▸ The problem
Copy out every line that contains "this".

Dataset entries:
══════════

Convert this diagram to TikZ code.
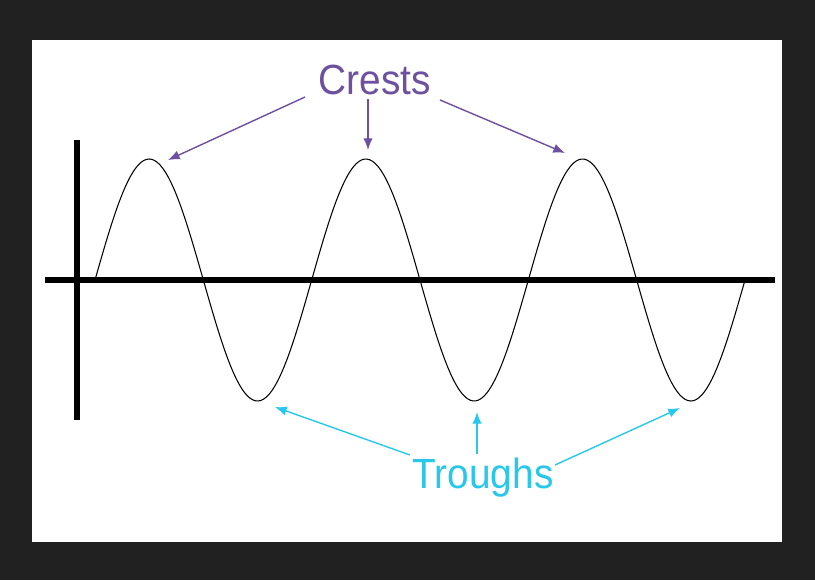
\documentclass[tikz,border=0pt]{standalone}
\usepackage{fontspec}
\setmainfont{Liberation Sans}
\usetikzlibrary{positioning, arrows.meta}
\definecolor{crestcol}{RGB}{110,80,160}
\definecolor{troughcol}{RGB}{40,200,235}
\tikzset{
  every picture/.style={line width=0.75pt},
  axisline/.style={line width=4.5pt},
  wave/.style={line width=0.9pt},
  crestarrow/.style={crestcol, line width=1.2pt, -{Latex[length=10pt, width=8pt]}},
  trougharrow/.style={troughcol, line width=1.2pt, -{Latex[length=10pt, width=8pt]}},
  label/.style={font=\fontsize{36}{36}\selectfont, xscale=0.92}
}
\begin{document}
\begin{tikzpicture}[x=0.03cm, y=-0.03cm]
% frame
\fill[black!87] (0,0) rectangle (815,580);
\fill[white] (32,40) rectangle (782,542);
\useasboundingbox (0,0) rectangle (815,580);

% axes
\draw[axisline] (45,280) -- (775,280);
\draw[axisline] (77,140) -- (77,420);

% wave
\draw[wave, domain=95:745, samples=240, smooth]
  plot (\x, {280 - 121*sin((\x-95)/216.67*360)});

% crests
\node[label, text=crestcol] (crests) at (375,80) {Crests};
\coordinate (c1) at (168,160);
\coordinate (c2) at (368,150);
\coordinate (c3) at (565,153);
\draw[crestarrow] (305,97) -- (c1);
\draw[crestarrow] (crests.south -| c2) -- (c2);
\draw[crestarrow] (440,100) -- (c3);

% troughs
\node[label, text=troughcol] (troughs) at (483,478) {Troughs};
\coordinate (t1) at (275,407);
\coordinate (t2) at (477,412);
\coordinate (t3) at (680,408);
\draw[trougharrow] (410,455) -- (t1);
\draw[trougharrow] (troughs.north -| t2) -- (t2);
\draw[trougharrow] (555,465) -- (t3);
\end{tikzpicture}
\end{document}
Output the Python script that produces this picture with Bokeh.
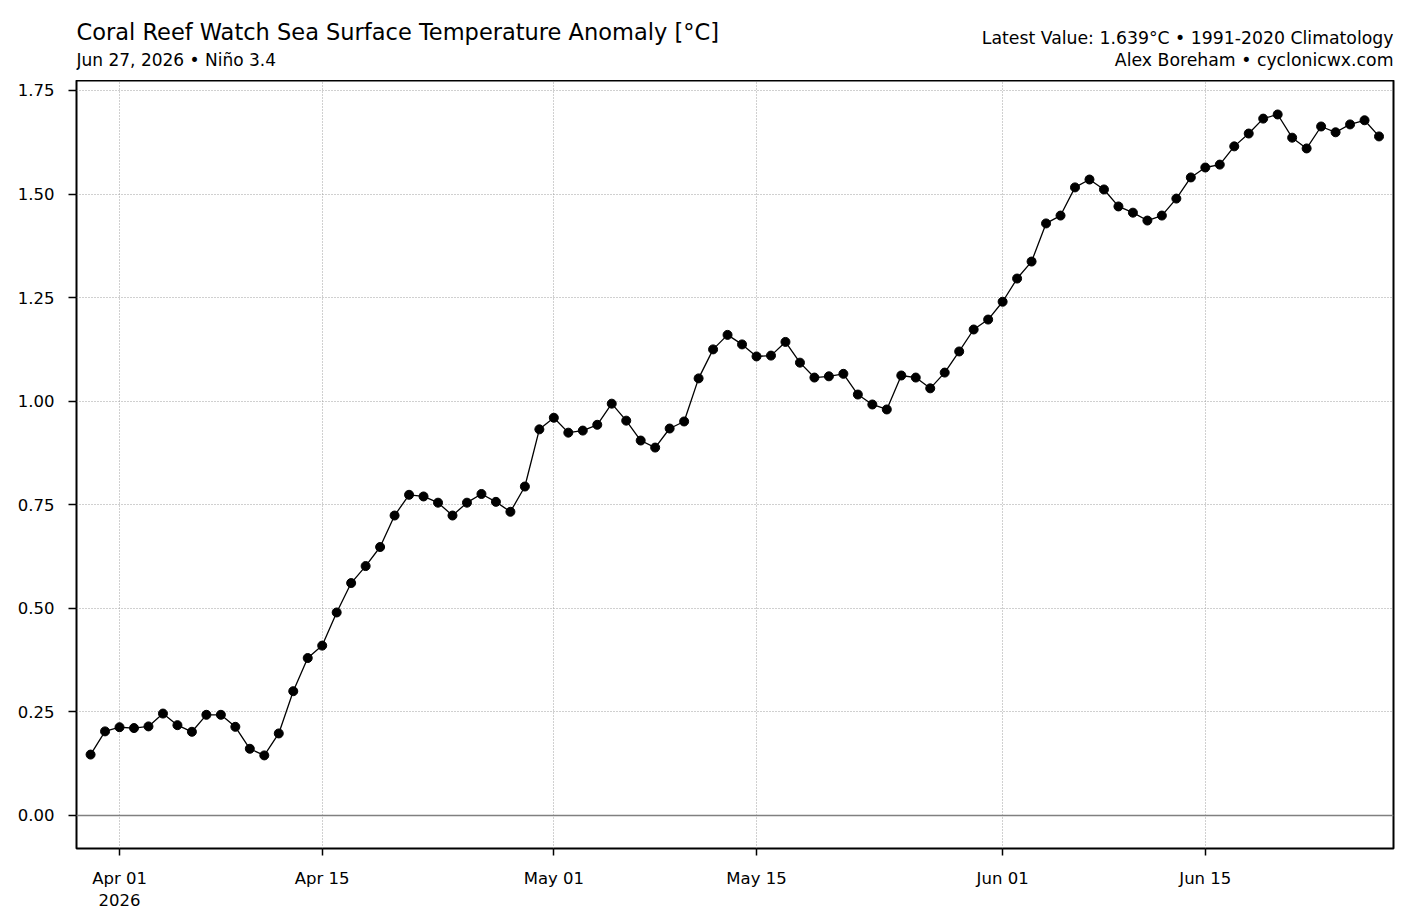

══════════

▸ Final result
Convert this diagram to TikZ code.
Output the Python script that produces this picture with Bokeh.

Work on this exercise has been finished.